Calculation of Damages
The court addressed the calculation of damages, asserting that the first purchasers' expected "net gain" from the transaction was correctly computed. The first purchasers had initially purchased the property for $57,000 and later resold it to the second purchasers for $90,000. This transaction resulted in an anticipated profit of $33,000, of which $9,000 was received as a down payment, leaving a balance of $24,000 plus unpaid interest. The court highlighted that denying the first purchasers this recovery would unjustly deprive them of the benefit of their bargain.

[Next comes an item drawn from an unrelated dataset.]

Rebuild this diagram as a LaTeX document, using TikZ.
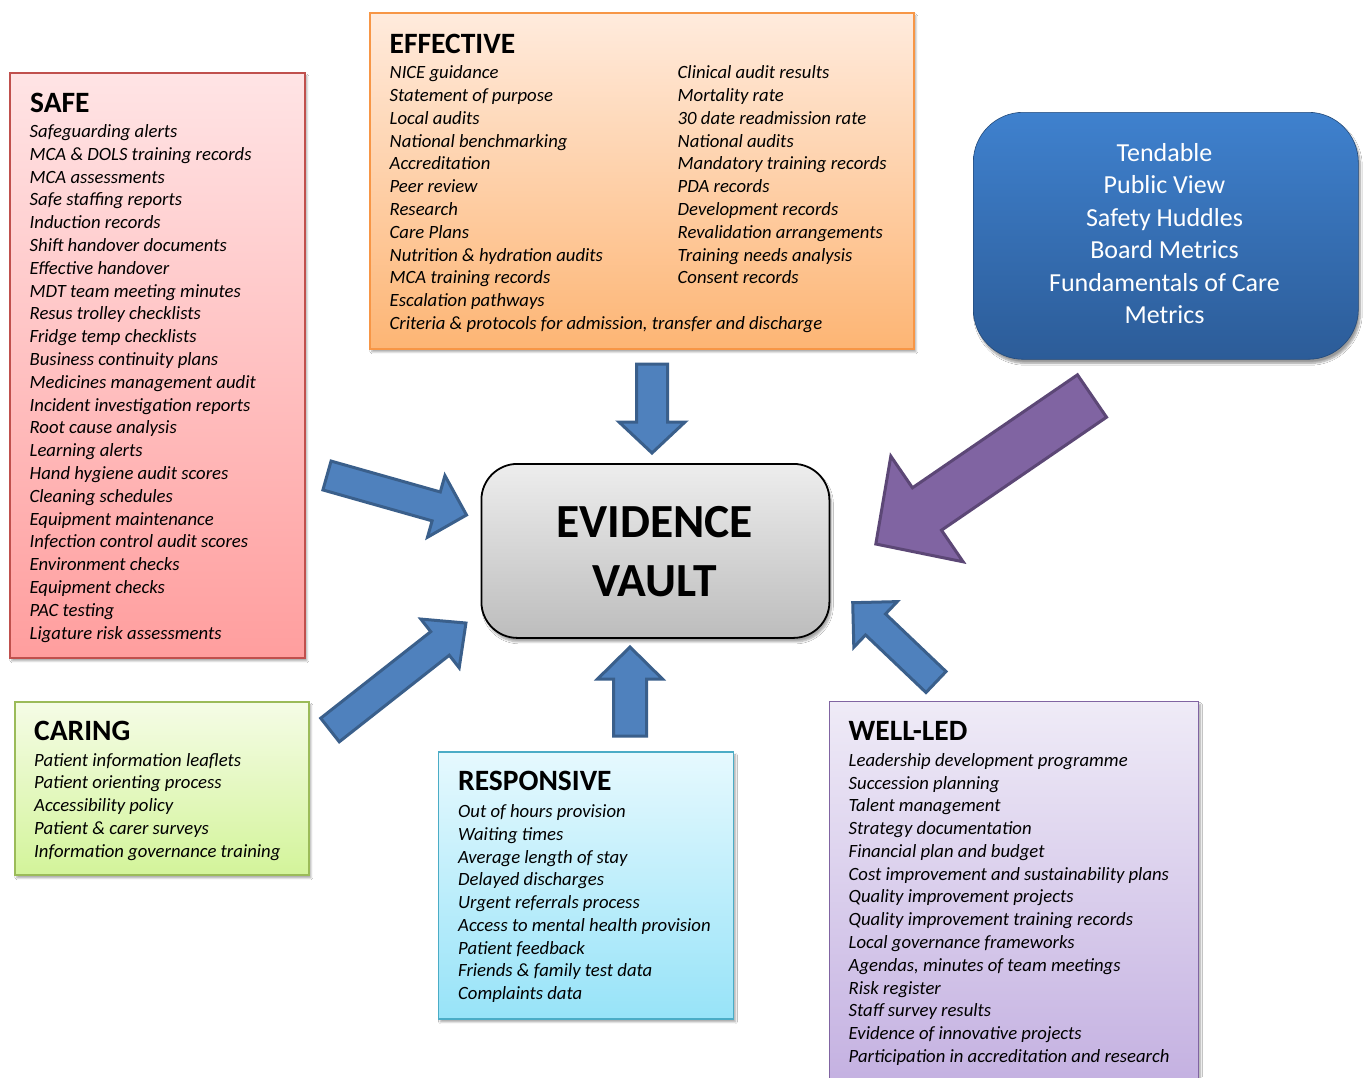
\documentclass[tikz,border=0pt]{standalone}
\usepackage{fontspec}
\setmainfont{Carlito}
\usetikzlibrary{shadows.blur}
\definecolor{safeTop}{HTML}{FFE4E5}
\definecolor{safeBot}{HTML}{FF9E9E}
\definecolor{safeLine}{HTML}{C0504D}
\definecolor{effTop}{HTML}{FFEBDD}
\definecolor{effBot}{HTML}{FDB574}
\definecolor{effLine}{HTML}{F79646}
\definecolor{carTop}{HTML}{F5FCE6}
\definecolor{carBot}{HTML}{D3F49A}
\definecolor{carLine}{HTML}{9BBB59}
\definecolor{resTop}{HTML}{E6F9FE}
\definecolor{resBot}{HTML}{97E3F8}
\definecolor{resLine}{HTML}{4BACC6}
\definecolor{welTop}{HTML}{EFEBF7}
\definecolor{welBot}{HTML}{C2AEE0}
\definecolor{welLine}{HTML}{8064A2}
\definecolor{bluTop}{HTML}{3F81CE}
\definecolor{bluBot}{HTML}{2C5C98}
\definecolor{arrFill}{HTML}{4F81BD}
\definecolor{arrLine}{HTML}{3A5F8B}
\definecolor{purFill}{HTML}{8064A2}
\definecolor{purLine}{HTML}{5C4776}
\tikzset{
  panel/.style={anchor=north west, inner sep=0pt, line width=1.8pt,
    blur shadow={shadow xshift=2pt, shadow yshift=-3pt, shadow blur steps=6, shadow opacity=35}},
  item/.style={anchor=base west, inner sep=0pt, font=\fontsize{18.7}{22.8}\selectfont\itshape},
  ttl/.style={anchor=base west, inner sep=0pt, font=\fontsize{29.5}{35}\selectfont\bfseries},
  blockblue/.style={fill=arrFill, draw=arrLine, line width=3pt, line join=miter},
  blockpurple/.style={fill=purFill, draw=purLine, line width=3pt, line join=miter},
}
\newcommand\blockarr[8]{%
  \begin{scope}[shift={(#2,#3)}, rotate=#4]
    \draw[#1] (0,-#6) -- ({#5-#8},-#6) -- ({#5-#8},-#7) -- (#5,0) -- ({#5-#8},#7) -- ({#5-#8},#6) -- (0,#6) -- cycle;
  \end{scope}}
\begin{document}
\begin{tikzpicture}[x=1pt, y=-1pt]
\clip (0,0) rectangle (1363,1077);
\fill[white] (0,0) rectangle (1363,1077);

% panels
\node[panel, draw=safeLine, top color=safeTop, bottom color=safeBot,
  minimum width=295pt, minimum height=585pt] (safe) at (9,72) {};
\node[panel, draw=effLine, top color=effTop, bottom color=effBot,
  minimum width=544pt, minimum height=336pt] (effective) at (369,12) {};
\node[panel, draw=carLine, top color=carTop, bottom color=carBot,
  minimum width=294pt, minimum height=173pt] (caring) at (14,701) {};
\node[panel, draw=resLine, top color=resTop, bottom color=resBot,
  minimum width=295pt, minimum height=267pt] (responsive) at (437.5,751) {};
\node[panel, draw=welLine, top color=welTop, bottom color=welBot,
  minimum width=369pt, minimum height=400pt] (welled) at (828.5,700.5) {};

% blue box
\node[anchor=north west, inner sep=0pt, rounded corners=50pt, top color=bluTop, bottom color=bluBot,
  draw=bluBot!80!black, line width=0.6pt, minimum width=385pt, minimum height=247pt,
  blur shadow={shadow xshift=2pt, shadow yshift=-4pt, shadow blur steps=8, shadow opacity=40}]
  (tools) at (973,112) {};
\foreach \t [count=\i] in {Tendable, Public View, Safety Huddles, Board Metrics, Fundamentals of Care, Metrics}
  \node[anchor=base, inner sep=0pt, text=white, font=\fontsize{26}{31}\selectfont]
    (tool-\i) at (1164.5, {161+(\i-1)*32.5}) {\t};

% evidence vault
\node[anchor=north west, inner sep=0pt, rounded corners=36pt, top color=black!7, bottom color=black!26,
  draw=black, line width=1.8pt, minimum width=348pt, minimum height=174pt,
  blur shadow={shadow xshift=2pt, shadow yshift=-4pt, shadow blur steps=6, shadow opacity=35}]
  (vault) at (480.5,463) {};
\node[anchor=base, inner sep=0pt, font=\fontsize{47.5}{56}\selectfont\bfseries] (vault-1) at (654.5,537) {EVIDENCE};
\node[anchor=base, inner sep=0pt, font=\fontsize{47.5}{56}\selectfont\bfseries] (vault-2) at (654.5,596) {VAULT};

% SAFE
\node[ttl] (safe-t) at (30,112.7) {SAFE};
\foreach \t [count=\i] in {Safeguarding alerts, MCA \& DOLS training records, MCA assessments,
  Safe staffing reports, Induction records, Shift handover documents, Effective handover,
  MDT team meeting minutes, Resus trolley checklists, Fridge temp checklists,
  Business continuity plans, Medicines management audit, Incident investigation reports,
  Root cause analysis, Learning alerts, Hand hygiene audit scores, Cleaning schedules,
  Equipment maintenance, Infection control audit scores, Environment checks,
  Equipment checks, PAC testing, Ligature risk assessments}
  \node[item] (safe-\i) at (29.5, {137.5+(\i-1)*22.8}) {\t};

% EFFECTIVE
\node[ttl] (eff-t) at (389.5,53.3) {EFFECTIVE};
\foreach \t [count=\i] in {NICE guidance, Statement of purpose, Local audits, National benchmarking,
  Accreditation, Peer review, Research, Care Plans, Nutrition \& hydration audits,
  MCA training records, Escalation pathways, {Criteria \& protocols for admission, transfer and discharge}}
  \node[item] (effa-\i) at (389.5, {78.6+(\i-1)*22.8}) {\t};
\foreach \t [count=\i] in {Clinical audit results, Mortality rate, 30 date readmission rate,
  National audits, Mandatory training records, PDA records, Development records,
  Revalidation arrangements, Training needs analysis, Consent records}
  \node[item] (effb-\i) at (677.5, {78.6+(\i-1)*22.8}) {\t};

% CARING
\node[ttl] (car-t) at (34,740) {CARING};
\foreach \t [count=\i] in {Patient information leaflets, Patient orienting process, Accessibility policy,
  Patient \& carer surveys, Information governance training}
  \node[item] (car-\i) at (34, {766+(\i-1)*22.9}) {\t};

% RESPONSIVE
\node[ttl] (res-t) at (458,790.7) {RESPONSIVE};
\foreach \t [count=\i] in {Out of hours provision, Waiting times, Average length of stay,
  Delayed discharges, Urgent referrals process, Access to mental health provision,
  Patient feedback, Friends \& family test data, Complaints data}
  \node[item] (res-\i) at (458, {817.6+(\i-1)*22.75}) {\t};

% WELL-LED
\node[ttl] (wel-t) at (848.5,740.7) {WELL-LED};
\foreach \t [count=\i] in {Leadership development programme, Succession planning, Talent management,
  Strategy documentation, Financial plan and budget, Cost improvement and sustainability plans,
  Quality improvement projects, Quality improvement training records, Local governance frameworks,
  {Agendas, minutes of team meetings}, Risk register, Staff survey results,
  Evidence of innovative projects, Participation in accreditation and research}
  \node[item] (wel-\i) at (848.5, {766.3+(\i-1)*22.77}) {\t};

% block arrows: style, tail x, tail y, angle, length, shaft half, head half, head length
\blockarr{blockblue}{652}{364}{-90}{89}{15.5}{33}{31}
\blockarr{blockblue}{630}{736}{90}{89}{16.5}{32.5}{32}
\blockarr{blockblue}{327}{475.5}{-15.8}{145}{15}{32}{31.5}
\blockarr{blockblue}{330}{730}{38.2}{173}{15}{31}{33}
\blockarr{blockblue}{936}{682}{136.4}{115}{14.5}{31.5}{31.5}
\blockarr{blockpurple}{1092}{396}{-145.6}{262}{25.7}{64}{62}
\end{tikzpicture}
\end{document}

Moreover, the court rejected the second purchasers' argument that damages should be based on market value at the time of breach, emphasizing that the breach led to a forfeiture of the first purchasers' interest, thus making the market valuation irrelevant.
Contractual Provisions
The court rejected the second purchasers' assertion that the terms of the second contract precluded the first purchasers from claiming damages. The contract did contain a provision allowing the seller to declare a forfeiture in the event of non-payment, which the court interpreted as merely granting an option to seek liquidated damages rather than limiting the remedies available to the first purchasers. As a result, the first purchasers retained the option to pursue actual damages as a remedy for breach. The court's interpretation reinforced the notion that contractual clauses allowing for forfeiture do not eliminate the possibility of pursuing damages in cases of default by the subsequent purchaser. This approach was consistent with prior rulings that upheld the right to seek damages despite having the option for forfeiture.
Burden of Mitigation
The court addressed the argument regarding the failure to mitigate damages, stating that it is the responsibility of the breaching party to demonstrate that the non-breaching party had reasonable alternatives available to mitigate their losses. In this case, the second purchasers could not sufficiently prove that the first purchasers had other viable options to avoid the damages incurred. The court highlighted that the first purchasers were placed in a position where they either had to make the payments to the original owners or repair the property, both of which were not feasible due to their financial difficulties. The trial court's findings indicated that the first purchasers did not have the resources to pursue these alternatives, thus shifting the burden back to the second purchasers. As a result, the court concluded that the first purchasers were entitled to recover damages without being penalized for failing to mitigate under the circumstances presented.